Your task is to print exactly the lines from the line that contains "What matplotlib code" through the line that contains "fig.patches.append(frame)", with pictures left out.

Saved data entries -
┄┄┄┄┄┄┄┄┄┄┄┄┄┄┄┄┄┄┄┄

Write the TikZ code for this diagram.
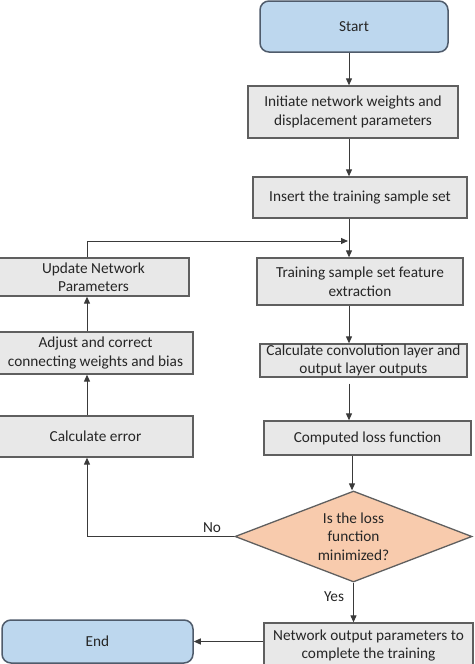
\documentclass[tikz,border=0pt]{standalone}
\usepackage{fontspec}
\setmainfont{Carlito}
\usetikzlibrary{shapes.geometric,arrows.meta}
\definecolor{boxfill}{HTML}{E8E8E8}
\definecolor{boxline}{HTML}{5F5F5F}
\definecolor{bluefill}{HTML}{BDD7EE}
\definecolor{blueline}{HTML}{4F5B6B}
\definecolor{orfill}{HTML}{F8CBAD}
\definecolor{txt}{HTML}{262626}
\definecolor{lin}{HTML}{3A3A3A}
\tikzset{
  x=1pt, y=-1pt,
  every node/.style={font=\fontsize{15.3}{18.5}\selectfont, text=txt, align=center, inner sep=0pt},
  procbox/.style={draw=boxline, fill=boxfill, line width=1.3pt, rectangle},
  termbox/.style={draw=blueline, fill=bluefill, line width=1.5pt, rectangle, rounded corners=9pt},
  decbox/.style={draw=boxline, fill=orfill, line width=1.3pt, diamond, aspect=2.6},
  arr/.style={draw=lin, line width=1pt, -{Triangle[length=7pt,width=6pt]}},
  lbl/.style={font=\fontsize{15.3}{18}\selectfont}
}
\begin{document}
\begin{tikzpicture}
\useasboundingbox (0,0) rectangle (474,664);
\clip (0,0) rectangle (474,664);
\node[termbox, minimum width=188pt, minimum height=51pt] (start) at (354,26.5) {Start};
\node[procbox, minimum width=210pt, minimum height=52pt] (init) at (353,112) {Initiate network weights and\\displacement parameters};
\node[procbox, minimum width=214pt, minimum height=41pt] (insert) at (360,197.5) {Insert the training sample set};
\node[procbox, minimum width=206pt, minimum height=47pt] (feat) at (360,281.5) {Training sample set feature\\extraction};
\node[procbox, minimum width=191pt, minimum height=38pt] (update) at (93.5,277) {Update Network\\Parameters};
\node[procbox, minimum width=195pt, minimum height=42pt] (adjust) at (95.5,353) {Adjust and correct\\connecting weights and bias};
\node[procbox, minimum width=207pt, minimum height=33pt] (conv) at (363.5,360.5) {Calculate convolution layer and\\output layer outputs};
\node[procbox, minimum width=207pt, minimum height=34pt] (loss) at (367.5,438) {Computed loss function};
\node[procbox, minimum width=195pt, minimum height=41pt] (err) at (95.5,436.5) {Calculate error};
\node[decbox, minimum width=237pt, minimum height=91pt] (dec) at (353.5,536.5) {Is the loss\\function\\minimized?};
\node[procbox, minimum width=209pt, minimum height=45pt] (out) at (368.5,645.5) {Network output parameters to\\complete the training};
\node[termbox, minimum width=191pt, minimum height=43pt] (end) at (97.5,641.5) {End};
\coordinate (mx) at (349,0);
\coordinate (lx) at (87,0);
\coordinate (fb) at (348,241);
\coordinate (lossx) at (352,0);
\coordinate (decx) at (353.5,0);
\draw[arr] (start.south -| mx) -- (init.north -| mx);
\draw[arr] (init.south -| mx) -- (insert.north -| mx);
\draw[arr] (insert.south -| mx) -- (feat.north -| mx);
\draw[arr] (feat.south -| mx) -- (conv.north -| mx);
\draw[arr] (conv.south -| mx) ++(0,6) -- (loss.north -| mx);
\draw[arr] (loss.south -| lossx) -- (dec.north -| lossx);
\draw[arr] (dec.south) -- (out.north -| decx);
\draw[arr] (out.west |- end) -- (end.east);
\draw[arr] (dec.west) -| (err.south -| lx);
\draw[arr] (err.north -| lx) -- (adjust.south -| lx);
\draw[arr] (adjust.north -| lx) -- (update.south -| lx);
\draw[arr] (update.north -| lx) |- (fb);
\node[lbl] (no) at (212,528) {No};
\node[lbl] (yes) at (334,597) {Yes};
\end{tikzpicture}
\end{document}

┄┄┄┄┄┄┄┄┄┄┄┄┄┄┄┄┄┄┄┄

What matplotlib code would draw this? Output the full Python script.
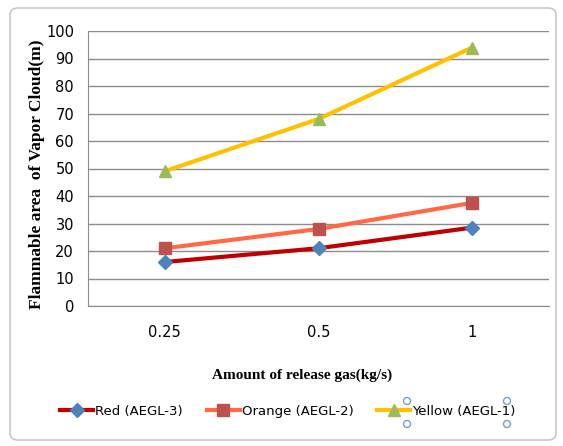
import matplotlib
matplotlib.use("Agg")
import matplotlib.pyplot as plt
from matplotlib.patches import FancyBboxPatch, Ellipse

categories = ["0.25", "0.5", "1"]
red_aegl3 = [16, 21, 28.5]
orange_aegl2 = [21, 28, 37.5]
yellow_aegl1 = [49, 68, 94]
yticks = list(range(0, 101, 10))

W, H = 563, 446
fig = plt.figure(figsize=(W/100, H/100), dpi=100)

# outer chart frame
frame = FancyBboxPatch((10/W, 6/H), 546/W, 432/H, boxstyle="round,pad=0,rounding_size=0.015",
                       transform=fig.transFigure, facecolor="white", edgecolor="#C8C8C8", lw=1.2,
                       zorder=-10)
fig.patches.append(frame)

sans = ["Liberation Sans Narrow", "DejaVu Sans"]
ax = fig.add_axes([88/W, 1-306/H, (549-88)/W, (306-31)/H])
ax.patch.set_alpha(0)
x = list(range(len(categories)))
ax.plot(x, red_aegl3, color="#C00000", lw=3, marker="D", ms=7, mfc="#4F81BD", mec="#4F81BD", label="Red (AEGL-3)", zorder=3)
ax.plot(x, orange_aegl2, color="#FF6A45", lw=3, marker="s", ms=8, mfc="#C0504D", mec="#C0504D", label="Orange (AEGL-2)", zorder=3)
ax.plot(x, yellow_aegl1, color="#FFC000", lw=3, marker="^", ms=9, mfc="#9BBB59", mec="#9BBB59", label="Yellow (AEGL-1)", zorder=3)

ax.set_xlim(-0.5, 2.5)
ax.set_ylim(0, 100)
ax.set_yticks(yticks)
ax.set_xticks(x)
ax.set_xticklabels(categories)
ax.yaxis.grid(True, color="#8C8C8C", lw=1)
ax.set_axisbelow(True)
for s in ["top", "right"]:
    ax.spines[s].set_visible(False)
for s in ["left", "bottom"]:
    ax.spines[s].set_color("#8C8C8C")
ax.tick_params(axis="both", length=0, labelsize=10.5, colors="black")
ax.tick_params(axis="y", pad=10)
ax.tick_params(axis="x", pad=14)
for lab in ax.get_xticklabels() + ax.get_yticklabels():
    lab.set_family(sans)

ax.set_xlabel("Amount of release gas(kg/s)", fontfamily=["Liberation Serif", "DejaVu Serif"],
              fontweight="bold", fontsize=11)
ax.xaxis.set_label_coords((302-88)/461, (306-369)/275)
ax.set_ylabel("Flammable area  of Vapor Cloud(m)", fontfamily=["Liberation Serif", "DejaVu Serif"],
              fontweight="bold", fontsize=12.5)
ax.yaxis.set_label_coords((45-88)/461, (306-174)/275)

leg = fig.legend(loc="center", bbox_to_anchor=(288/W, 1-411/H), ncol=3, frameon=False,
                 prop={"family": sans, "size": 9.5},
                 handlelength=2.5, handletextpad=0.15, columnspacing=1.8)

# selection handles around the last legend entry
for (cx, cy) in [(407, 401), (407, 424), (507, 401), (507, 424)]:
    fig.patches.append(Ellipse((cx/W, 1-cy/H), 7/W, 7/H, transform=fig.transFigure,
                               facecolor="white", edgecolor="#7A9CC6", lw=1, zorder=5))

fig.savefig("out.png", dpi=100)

┄┄┄┄┄┄┄┄┄┄┄┄┄┄┄┄┄┄┄┄

ANSWER TO THIS EXERCISE -
What matplotlib code would draw this? Output the full Python script.
import matplotlib
matplotlib.use("Agg")
import matplotlib.pyplot as plt
from matplotlib.patches import FancyBboxPatch, Ellipse

categories = ["0.25", "0.5", "1"]
red_aegl3 = [16, 21, 28.5]
orange_aegl2 = [21, 28, 37.5]
yellow_aegl1 = [49, 68, 94]
yticks = list(range(0, 101, 10))

W, H = 563, 446
fig = plt.figure(figsize=(W/100, H/100), dpi=100)

# outer chart frame
frame = FancyBboxPatch((10/W, 6/H), 546/W, 432/H, boxstyle="round,pad=0,rounding_size=0.015",
                       transform=fig.transFigure, facecolor="white", edgecolor="#C8C8C8", lw=1.2,
                       zorder=-10)
fig.patches.append(frame)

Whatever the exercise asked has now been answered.